La confiance de M. St-Laurent donne de la crédibilité à n'importe quel projet de conservation audio. En 2002, on lui a présenté le prestigieux prix CEDAR d'Angleterre pour son travail de restauration d’un enregistrement de 1931 de La Chanson du bavard , chantée par Madame Édouard Bolduc. En 1998, il a joué un rôle primordial en introduisant Le Gramophone virtuel de la Bibliothèque, un site Web consacré au premier demi-siècle du son enregistré au Canada.

« J’ai pu utiliser mon expérience avec Le Gramophone virtuel ici pour leur enseigner à gérer tous les divers éléments du projet », dit-il.

Les deux étudiants associés à M. St-Laurent étaient des spécialistes en musique de l'Université de Cape Coast. L'un complétait sa maîtrise et l'autre se dirigeait vers une carrière en enseignement de la musique.

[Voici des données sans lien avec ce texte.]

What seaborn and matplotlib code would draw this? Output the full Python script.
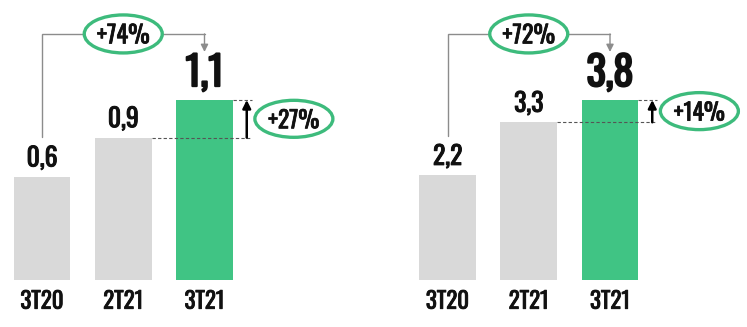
import matplotlib
matplotlib.use('Agg')
import numpy as np
import pandas as pd
import matplotlib.pyplot as plt
import seaborn as sns
from matplotlib import font_manager as fm, transforms
from matplotlib import patheffects as pe
from matplotlib.patches import Ellipse

# ---------------- data ----------------
periods = ['3T20', '2T21', '3T21']
left_values = [0.63, 0.87, 1.10]
right_values = [2.21, 3.33, 3.80]
left_yoy, left_qoq = '+74%', '+27%'
right_yoy, right_qoq = '+72%', '+14%'

GRAY = '#D9D9D9'
GREEN = '#40C484'
RING = '#3DBB7C'
LINE_GRAY = '#8C8C8C'
INK = '#111111'

names = {f.name for f in fm.fontManager.ttflist}
FONT = 'DejaVu Sans'
for cand in ['Oswald', 'Roboto Condensed', 'Barlow Condensed', 'Asap Condensed',
             'Liberation Sans Narrow']:
    if cand in names:
        FONT = cand
        break

sns.set_theme(style='white')
plt.rcParams['font.family'] = [FONT, 'DejaVu Sans']


def heavy(w):
    return [pe.withStroke(linewidth=w, foreground=INK)]


W, H = 747, 327
fig = plt.figure(figsize=(W / 100, H / 100), dpi=100)
UNIT = 81.25  # pixels per category step


def make_ax(center0_px):
    left = center0_px - 0.5 * UNIT
    return fig.add_axes([left / W, 47 / H, 4 * UNIT / W, 273 / H])


def ring(ax, x, y, w_px, h_px, label, size):
    tr = fig.dpi_scale_trans + transforms.ScaledTranslation(x, y, ax.transData)
    e = Ellipse((0, 0), w_px / 100, h_px / 100, transform=tr, facecolor='white',
                edgecolor=RING, lw=2.4, zorder=5, clip_on=False)
    ax.add_patch(e)
    ax.text(x, y, label, ha='center', va='center_baseline', fontsize=size,
            color=INK, zorder=6, path_effects=heavy(0.55))


def panel(ax, values, yoy, qoq):
    df = pd.DataFrame({'period': periods, 'value': values})
    sns.barplot(data=df, x='period', y='value', hue='period',
                palette=[GRAY, GRAY, GREEN], width=0.7, saturation=1,
                linewidth=0, legend=False, ax=ax)
    vmax = max(values)
    ax.set_xlim(-0.5, 3.5)
    ax.set_ylim(0, vmax * 273 / 180)

    # value labels
    for i, v in enumerate(values):
        big = (i == len(values) - 1)
        txt = f'{v:.1f}'.replace('.', ',')
        ax.annotate(txt, (i, v), xytext=(0, 10 if big else 7.5),
                    textcoords='offset points', ha='center', va='baseline',
                    fontsize=29 if big else 18.5, color=INK,
                    path_effects=heavy(1.5 if big else 0.7))

    # year-over-year bracket
    y_start = values[0] + 0.22 * vmax
    y_top = vmax * 1.367
    y_tip = vmax * 1.267
    ax.plot([0, 0, 2], [y_start, y_top, y_top], color=LINE_GRAY, lw=1,
            solid_joinstyle='miter', clip_on=False)
    ax.annotate('', xy=(2, y_tip), xytext=(2, y_top),
                arrowprops=dict(arrowstyle='-|>', color=LINE_GRAY, lw=1,
                                mutation_scale=11, shrinkA=0, shrinkB=0),
                annotation_clip=False)
    ring(ax, 1, y_top, 78, 38, yoy, 17.5)

    # quarter-over-quarter marker
    y1, y2 = values[1], values[2]
    dash = dict(color='#555555', lw=0.8, ls=(0, (3, 2)), clip_on=False)
    ax.plot([1.35, 2.58], [y1, y1], **dash)
    ax.plot([2.35, 2.58], [y2, y2], **dash)
    ax.annotate('', xy=(2.52, y2), xytext=(2.52, y1),
                arrowprops=dict(arrowstyle='-|>', color='black', lw=1.8,
                                mutation_scale=12, shrinkA=0, shrinkB=0),
                annotation_clip=False)
    ring(ax, 3.1, (y1 + y2) / 2, 78, 37, qoq, 17)

    ax.set_xticks(range(len(periods)))
    ax.set_xticklabels(periods, fontsize=16.5, color=INK, path_effects=heavy(0.6))
    ax.tick_params(axis='x', length=0, pad=7)
    ax.set_yticks([])
    ax.set_xlabel('')
    ax.set_ylabel('')
    ax.set_facecolor('none')
    sns.despine(ax=ax, left=True, bottom=True)


ax_l = make_ax(42)
ax_r = make_ax(447.5)
panel(ax_l, left_values, left_yoy, left_qoq)
panel(ax_r, right_values, right_yoy, right_qoq)

fig.savefig('out.png', dpi=100, facecolor='white')
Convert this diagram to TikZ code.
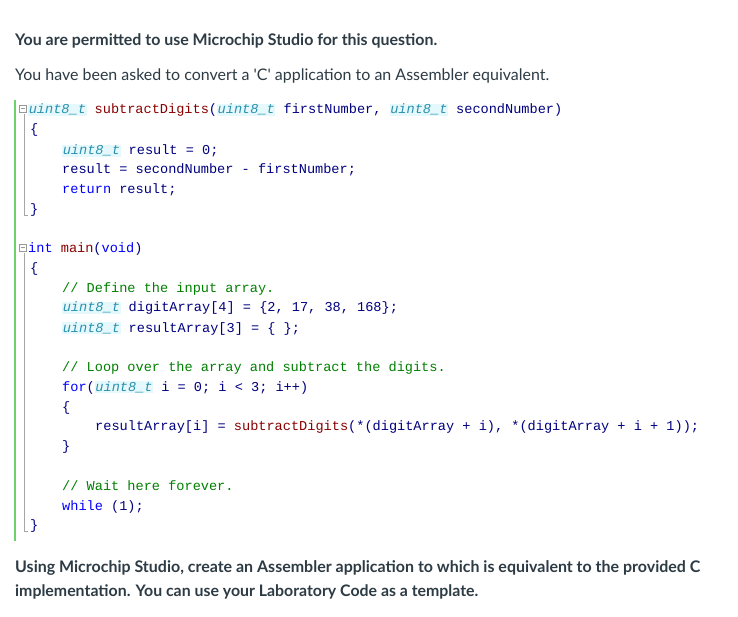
\documentclass[tikz,border=0pt]{standalone}
\usepackage{fontspec}
\setmainfont{Lato}
\setmonofont{Liberation Mono}
\definecolor{txt}{HTML}{2D3B45}
\definecolor{kw}{HTML}{0000FF}
\definecolor{ty}{HTML}{2B91AF}
\definecolor{tyb}{HTML}{E5F9FC}
\definecolor{fn}{HTML}{880000}
\definecolor{id}{HTML}{000080}
\definecolor{cm}{HTML}{008000}
\definecolor{bar}{HTML}{6CD26C}
\newcommand\kw[1]{\textcolor{kw}{#1}}
\newcommand\ty[1]{{\setlength\fboxsep{0.6pt}\colorbox{tyb}{\textcolor{ty}{\itshape #1}}}}
\newcommand\fn[1]{\textcolor{fn}{#1}}
\newcommand\cm[1]{\textcolor{cm}{#1}}
\begin{document}
\begin{tikzpicture}[x=1pt,y=-1pt,
  code/.style={anchor=base west,inner sep=0pt,font=\fontsize{13.6}{14}\ttfamily,text=id},
  prose/.style={anchor=base west,inner sep=0pt,text=txt}]
\fill[white] (0,0) rectangle (738,617);
\useasboundingbox (0,0) rectangle (738,617);
% prose
\node[prose] (t1) at (15,46) {\resizebox{422pt}{!}{\bfseries You are permitted to use Microchip Studio for this question.}};
\node[prose] (t2) at (15,81) {\resizebox{534pt}{!}{You have been asked to convert a \textquotesingle C\textquotesingle{} application to an Assembler equivalent.}};
\node[prose] (t3) at (15,572) {\resizebox{685pt}{!}{\bfseries Using Microchip Studio, create an Assembler application to which is equivalent to the provided C}};
\node[prose] (t4) at (15,596) {\resizebox{463pt}{!}{\bfseries implementation. You can use your Laboratory Code as a template.}};
% margin
\draw[bar,line width=2.5pt] (15,100) -- (15,541);
\draw[gray!70,line width=0.6pt] (24,114) -- (24,215) -- (28,215);
\draw[gray!70,line width=0.6pt] (24,253) -- (24,531) -- (28,531);
\draw[gray!80,line width=0.5pt] (19,105) rectangle (26,112);
\draw[gray!80,line width=0.5pt] (20.5,108.5) -- (24.5,108.5);
\draw[gray!80,line width=0.5pt] (19,244) rectangle (26,251);
\draw[gray!80,line width=0.5pt] (20.5,247.5) -- (24.5,247.5);
% code
\node[code] (c1) at (28,114) {\ty{uint8\_t} \fn{subtractDigits}(\ty{uint8\_t} firstNumber, \ty{uint8\_t} secondNumber)};
\node[code] (c2) at (30,134) {\{};
\node[code] (c3) at (62,155) {\ty{uint8\_t} result = 0;};
\node[code] (c4) at (62,174) {result = secondNumber - firstNumber;};
\node[code] (c5) at (62,194) {\kw{return} result;};
\node[code] (c6) at (30,214) {\}};
\node[code] (c7) at (28,253) {\kw{int} \fn{main}(\kw{void})};
\node[code] (c8) at (30,273) {\{};
\node[code] (c9) at (62,293) {\cm{// Define the input array.}};
\node[code] (c10) at (62,312) {\ty{uint8\_t} digitArray[4] = \{2, 17, 38, 168\};};
\node[code] (c11) at (62,332) {\ty{uint8\_t} resultArray[3] = \{ \};};
\node[code] (c12) at (62,371) {\cm{// Loop over the array and subtract the digits.}};
\node[code] (c13) at (62,391) {\kw{for}(\ty{uint8\_t} i = 0; i < 3; i++)};
\node[code] (c14) at (62,411) {\{};
\node[code] (c15) at (95,430) {resultArray[i] = \fn{subtractDigits}(*(digitArray + i), *(digitArray + i + 1));};
\node[code] (c16) at (62,450) {\}};
\node[code] (c17) at (62,490) {\cm{// Wait here forever.}};
\node[code] (c18) at (62,510) {\kw{while} (1);};
\node[code] (c19) at (30,529) {\}};
\end{tikzpicture}
\end{document}
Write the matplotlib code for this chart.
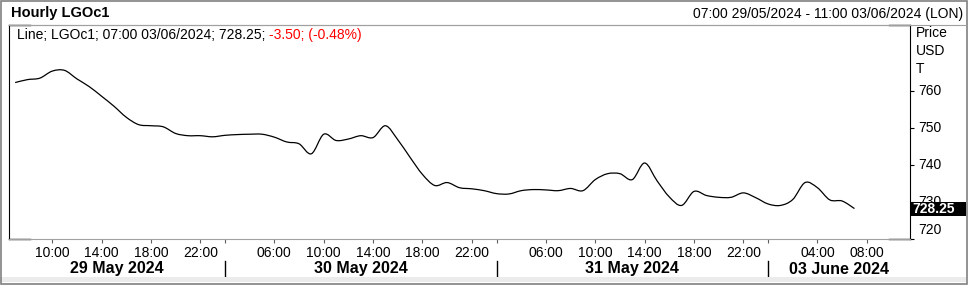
import numpy as np
import matplotlib.pyplot as plt
import matplotlib.transforms as mtransforms
from matplotlib.patches import Rectangle, PathPatch
from matplotlib.path import Path
from matplotlib.lines import Line2D

plt.rcParams['font.family'] = ['Liberation Sans', 'DejaVu Sans']

W, H = 969, 285

# trading days and the hourly bars on the axis (bar end time)
days = ['29 May 2024', '30 May 2024', '31 May 2024', '03 June 2024']
day_hours = [list(range(7, 24)), list(range(2, 24)), list(range(2, 24)), list(range(0, 12))]
tick_hours = [[10, 14, 18, 22], [6, 10, 14, 18, 22], [6, 10, 14, 18, 22], [4, 8]]

# hourly LGOc1 closes, 07:00 29/05 to 07:00 03/06
prices_29 = [762.4, 763.2, 763.6, 765.5, 765.7, 763.4, 761.3, 758.7, 756.0, 753.0,
             751.0, 750.7, 750.4, 748.6, 748.0, 748.0, 747.7]
prices_30 = [748.1, 748.3, 748.4, 748.4, 747.6, 746.3, 745.8, 743.1, 748.4, 746.7,
             747.1, 748.0, 747.5, 750.7, 746.9, 742.1, 737.5, 734.5, 735.3, 733.9,
             733.6, 733.1]
prices_31 = [732.3, 732.2, 733.1, 733.4, 733.3, 733.1, 733.7, 733.1, 736.1, 737.7,
             737.7, 736.1, 740.6, 735.8, 731.4, 729.1, 732.9, 731.8, 731.3, 731.3,
             732.5, 731.2]
prices_03 = [729.5, 729.1, 730.7, 735.3, 733.9, 730.6, 730.3, 728.25]

y_ticks = [720, 730, 740, 750, 760]
last_price = 728.25
change_txt = '-3.50; (-0.48%)'

# build the bar index (weekends / night gaps are skipped)
bar_pos = {}
day_start = []
i = 0
for d, hrs in enumerate(day_hours):
    day_start.append(i)
    for h in hrs:
        bar_pos[(d, h)] = i
        i += 1
n_bars = i

prices = prices_29 + prices_30 + prices_31 + prices_03
x = np.arange(len(prices))


def fx(px):
    return px / W


def fy(py):
    return 1 - py / H


fig = plt.figure(figsize=(W / 100, H / 100), dpi=100)
ax = fig.add_axes([fx(9), fy(239), (910 - 9) / W, (239 - 25) / H])

# smoothed line (catmull-rom style bezier through the hourly points)
pts = np.column_stack([x, prices])
verts = [pts[0]]
codes = [Path.MOVETO]
for k in range(len(pts) - 1):
    p0 = pts[max(k - 1, 0)]
    p1 = pts[k]
    p2 = pts[k + 1]
    p3 = pts[min(k + 2, len(pts) - 1)]
    verts += [p1 + (p2 - p0) / 6, p2 - (p3 - p1) / 6, p2]
    codes += [Path.CURVE4] * 3
ax.add_patch(PathPatch(Path(verts, codes), facecolor='none', edgecolor='black', lw=0.9))
ax.set_xlim(-0.5, n_bars - 0.5)
ax.set_ylim(720, 778)

# spines
for s in ['top', 'bottom']:
    ax.spines[s].set_color('#a0a0a0')
    ax.spines[s].set_linewidth(0.8)
for s in ['left', 'right']:
    ax.spines[s].set_color('black')
    ax.spines[s].set_linewidth(0.8)
stub = 21 / 901
for xs in [(0, stub), (1 - stub, 1)]:
    for ys in [0, 1]:
        ax.plot(xs, [ys, ys], color='black', lw=1, transform=ax.transAxes, clip_on=False)

# x ticks
xt, xl = [], []
for d, hrs in enumerate(tick_hours):
    for h in hrs:
        xt.append(bar_pos[(d, h)])
        xl.append('%02d:00' % h)
ax.set_xticks(xt, xl)
ax.set_xticks(day_start[1:], minor=True)
ax.tick_params(axis='x', which='both', length=3, width=0.8, color='#606060',
               pad=2, labelsize=10, labelcolor='black')

# y ticks on the right, labels as text
ax.set_yticks(y_ticks)
ax.yaxis.tick_right()
ax.tick_params(axis='y', length=3, width=0.8, color='black', labelright=False)
ty = mtransforms.blended_transform_factory(ax.transAxes, ax.transData)
for v in y_ticks:
    va = 'bottom' if v == y_ticks[0] else 'center'
    ax.text(1 + 8 / 901, v + (0.5 if va == 'bottom' else 0), str(v), transform=ty,
            ha='left', va=va, fontsize=10, clip_on=False)
for k, lab in enumerate(['Price', 'USD', 'T']):
    fig.text(fx(916), fy(33 + 18 * k), lab, ha='left', va='center', fontsize=10)

# last value tag
ax.add_patch(Rectangle((1.0, last_price - 1.9), 56 / 901, 3.8, transform=ty,
                       facecolor='black', edgecolor='none', clip_on=False, zorder=5))
ax.text(1 + 2 / 901, last_price, '%.2f' % last_price, transform=ty, ha='left', va='center',
        color='white', fontsize=10, fontweight='bold', clip_on=False, zorder=6)

# day labels and separators
tb = mtransforms.blended_transform_factory(ax.transData, ax.transAxes)
edges = [-0.5] + day_start[1:] + [n_bars - 0.5]
for d, name in enumerate(days):
    c = (edges[d] + edges[d + 1]) / 2
    ax.text(c, -30 / 214, name, transform=tb, ha='center', va='center',
            fontsize=11.5, fontweight='bold', clip_on=False)
for s in day_start[1:]:
    ax.plot([s, s], [-22 / 214, -38 / 214], color='black', lw=1, transform=tb, clip_on=False)

# header
fig.text(fx(11), fy(13), 'Hourly LGOc1', ha='left', va='center', fontsize=10.5, fontweight='bold')
fig.text(fx(963), fy(14), '07:00 29/05/2024 - 11:00 03/06/2024 (LON)', ha='right',
         va='center', fontsize=10)
fig.add_artist(Line2D([fx(9), fx(966)], [fy(25), fy(25)], color='#a0a0a0', lw=0.8))

# legend line
t1 = fig.text(fx(17), fy(35), 'Line; LGOc1; 07:00 03/06/2024; %.2f; ' % last_price,
              ha='left', va='center', fontsize=10)
ax.annotate(change_txt, xy=(1, 0.5), xycoords=t1, ha='left', va='center',
            fontsize=10, color='#ff0000')

# outer frame
fig.add_artist(Rectangle((fx(0), fy(282)), fx(966), fy(277) - fy(282),
                         transform=fig.transFigure, facecolor='#ebebeb', edgecolor='none'))
fig.add_artist(Rectangle((fx(1), fy(284)), fx(966), fy(1) - fy(284), transform=fig.transFigure,
                         fill=False, edgecolor='#808080', lw=1.2))

fig.savefig('out.png', dpi=100)
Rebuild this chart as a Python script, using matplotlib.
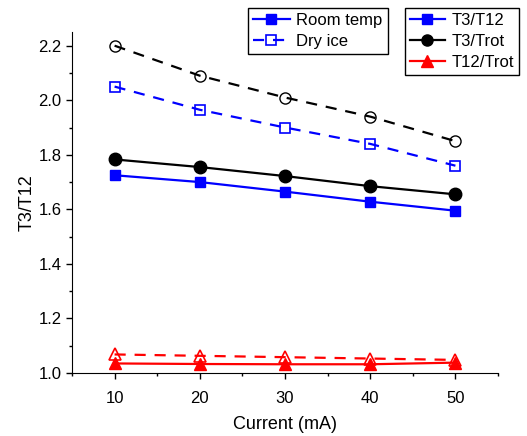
import numpy as np
import matplotlib
matplotlib.use('Agg')
import matplotlib.pyplot as plt
from matplotlib.lines import Line2D
from matplotlib.ticker import MultipleLocator

plt.rcParams['font.family'] = ['Liberation Sans', 'DejaVu Sans']
plt.rcParams['font.size'] = 12

# data
current = [10, 20, 30, 40, 50]
t3_t12_room = [1.725, 1.700, 1.665, 1.628, 1.595]
t3_t12_dry = [2.050, 1.965, 1.900, 1.840, 1.760]
t3_trot_room = [1.783, 1.755, 1.722, 1.685, 1.655]
t3_trot_dry = [2.200, 2.090, 2.010, 1.940, 1.850]
t12_trot_room = [1.035, 1.033, 1.032, 1.032, 1.038]
t12_trot_dry = [1.068, 1.063, 1.058, 1.053, 1.048]

fig = plt.figure(figsize=(5.27, 4.36), dpi=100)
ax = fig.add_axes([0.1366, 0.1445, 0.8084, 0.782])

dash = (0, (5, 4))
lw = 1.6

# room temperature (solid, filled)
ax.plot(current, t3_t12_room, color='blue', lw=lw, marker='s', ms=7, mfc='blue', mec='blue')
ax.plot(current, t3_trot_room, color='black', lw=lw, marker='o', ms=9, mfc='black', mec='black')
ax.plot(current, t12_trot_room, color='red', lw=lw, marker='^', ms=9, mfc='red', mec='red')

# dry ice (dashed, open)
ax.plot(current, t3_t12_dry, color='blue', lw=lw, ls=dash, marker='s', ms=7, mfc='none', mec='blue', mew=1.2)
ax.plot(current, t3_trot_dry, color='black', lw=lw, ls=dash, marker='o', ms=8, mfc='none', mec='black', mew=1.0)
ax.plot(current, t12_trot_dry, color='red', lw=lw, ls=dash, marker='^', ms=9, mfc='none', mec='red', mew=1.2)

ax.set_xlim(5, 55)
ax.set_ylim(1.0, 2.25)
ax.xaxis.set_major_locator(MultipleLocator(10))
ax.xaxis.set_minor_locator(MultipleLocator(5))
ax.yaxis.set_major_locator(MultipleLocator(0.2))
ax.yaxis.set_minor_locator(MultipleLocator(0.1))
ax.yaxis.set_major_formatter(matplotlib.ticker.FormatStrFormatter('%.1f'))
ax.spines['top'].set_visible(False)
ax.spines['right'].set_visible(False)
ax.tick_params(which='major', direction='out', length=4, width=1)
ax.tick_params(axis='x', which='major', pad=9)
ax.tick_params(which='minor', direction='out', length=2.5, width=1)
ax.set_xlabel('Current (mA)', fontsize=13, labelpad=7)
ax.set_ylabel('T3/T12', fontsize=13, labelpad=2)

h1 = [Line2D([], [], color='blue', lw=lw, marker='s', ms=7),
      Line2D([], [], color='blue', lw=lw, ls=dash, marker='s', ms=7, mfc='none', mew=1.2)]
leg1 = fig.legend(h1, ['Room temp', 'Dry ice'], loc='upper left',
                  bbox_to_anchor=(0.4706, 0.982), bbox_transform=fig.transFigure,
                  fancybox=False, edgecolor='black', framealpha=1, borderaxespad=0,
                  handlelength=2.2, handletextpad=0.4, labelspacing=0.35, borderpad=0.3)
leg1.get_frame().set_linewidth(1)

h2 = [Line2D([], [], color='blue', lw=lw, marker='s', ms=7),
      Line2D([], [], color='black', lw=lw, marker='o', ms=8),
      Line2D([], [], color='red', lw=lw, marker='^', ms=8)]
leg2 = fig.legend(h2, ['T3/T12', 'T3/Trot', 'T12/Trot'], loc='upper left',
                  bbox_to_anchor=(0.7685, 0.982), bbox_transform=fig.transFigure,
                  fancybox=False, edgecolor='black', framealpha=1, borderaxespad=0,
                  handlelength=2.1, handletextpad=0.4, labelspacing=0.35, borderpad=0.3)
leg2.get_frame().set_linewidth(1)

fig.savefig('out.png', dpi=100)
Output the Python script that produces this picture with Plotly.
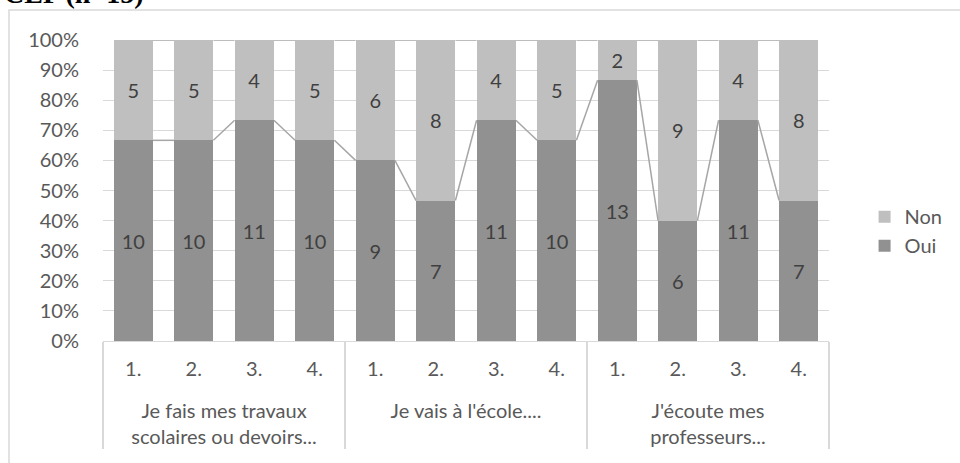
import plotly.graph_objects as go

groups = ["Je fais mes travaux<br>scolaires ou devoirs...",
          "Je vais à l'école....",
          "J'écoute mes<br>professeurs..."]
items = ["1.", "2.", "3.", "4."]
oui = [10, 10, 11, 10, 9, 7, 11, 10, 13, 6, 11, 7]
non = [5, 5, 4, 5, 6, 8, 4, 5, 2, 9, 4, 8]
title_text = "CEP (n=15)"

grp_x = [g for g in groups for _ in items]
item_x = [it + "<br> " for _ in groups for it in items]

C_OUI = "#919191"
C_NON = "#bfbfbf"
C_TXT = "#404040"
C_AX = "#595959"
C_GRID = "#d9d9d9"
FONT = "Lato"
FS = 20
BW = 0.65

fig = go.Figure()
for name, vals, col in (("Oui", oui, C_OUI), ("Non", non, C_NON)):
    fig.add_trace(go.Bar(name=name, x=[grp_x, item_x], y=vals, text=vals,
                         marker=dict(color=col, line=dict(width=0)),
                         width=BW, textposition="inside", insidetextanchor="middle",
                         textangle=0, constraintext="none",
                         textfont=dict(color=C_TXT, size=FS, family=FONT)))

# series lines (Excel style) computed from the data
pct = [o / (o + n) * 100 for o, n in zip(oui, non)]
tot = [100.0 for _ in oui]
for vals in (pct, tot):
    sx, sy = [], []
    for i in range(len(vals) - 1):
        sx += [i + BW / 2, i + 1 - BW / 2, None]
        sy += [vals[i], vals[i + 1], None]
    fig.add_trace(go.Scatter(x=sx, y=sy, xaxis="x2", yaxis="y", mode="lines",
                             line=dict(color="#a6a6a6", width=1.5),
                             showlegend=False, hoverinfo="skip"))

fig.update_layout(
    width=960, height=463,
    margin=dict(l=103, r=119, t=40, b=122),
    paper_bgcolor="white", plot_bgcolor="white",
    barmode="stack", barnorm="percent",
    font=dict(family=FONT, color=C_AX, size=FS),
    xaxis=dict(type="multicategory", range=[-0.5, 11.5], automargin=False,
               showline=True, linecolor=C_GRID, linewidth=1,
               showdividers=True, dividercolor=C_GRID, dividerwidth=1.5,
               tickfont=dict(size=FS, color=C_AX, family=FONT),
               ticklabelstandoff=10,
               ticks="", showgrid=False),
    xaxis2=dict(overlaying="x", range=[-0.5, 11.5], visible=False),
    yaxis=dict(range=[0, 100], dtick=10, ticksuffix="%", automargin=False,
               showgrid=True, gridcolor=C_GRID, gridwidth=1,
               zeroline=False, showline=False, ticks="",
               ticklabelstandoff=23,
               tickfont=dict(size=FS, color=C_AX, family=FONT)),
    legend=dict(x=1.049, xanchor="left", y=0.365, yanchor="middle",
                traceorder="reversed", font=dict(size=FS, color=C_AX, family=FONT),
                itemwidth=30, bgcolor="rgba(0,0,0,0)"),
    showlegend=True,
    shapes=[dict(type="rect", xref="paper", yref="paper",
                 xsizemode="pixel", ysizemode="pixel",
                 xanchor=0, yanchor=1, x0=-94, x1=900, y0=30, y1=-500,
                 line=dict(color=C_GRID, width=1.5), fillcolor="rgba(0,0,0,0)",
                 layer="below")],
    annotations=[dict(text="<b>" + title_text + "</b>", xref="paper", yref="paper",
                      x=0, y=1, xanchor="left", yanchor="bottom",
                      xshift=-101, yshift=29, showarrow=False,
                      font=dict(family="Liberation Serif", size=28, color="black"))],
)

fig.write_html("out.html", config={"displayModeBar": False},
               post_script="document.body.style.margin='0';")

Gilles St-Laurent se dit prêt à travailler avec Sarpong, si des problèmes techniques devaient survenir et, un jour, il retournera peut-être au Ghana.

Ses impressions sur le Ghana ont été saisies sur les nombreuses bobines de film qu'il a ramenées de l'aventure. M. St-Laurent est un photographe amateur insatiable, et ses images révèlent de nombreuses particularités culturelles : une campagne à couper le souffle, une forteresse des esclaves du XVIIe siècle (Château Elmina), des villages de pêche pittoresques au bord de la mer tranchent avec des routes pleines de « nids de poule dans lesquels des éléphants pourraient s’engouffrer », des taxis au pare-brise fracassé et sans ceinture de sécurité, crachant une fumée noire.

Peut-être que l'événement le plus extraordinaire (duquel il n'a aucune image) fut une fausse alerte à la bombe au début du voyage, sur la piste à Montréal, un événement qui força chaque passager à bord de l'avion à descendre et à subir les chiens renifleurs; M. St-Laurent a raté sa correspondance à Francfort vers Lagos, au Nigeria (il atteindra éventuellement Accra après un arrêt supplémentaire à Milan). Il est arrivé au Ghana avec sept heures de retard et sans bagages, mais il est demeuré inébranlable, tel un 78 tours.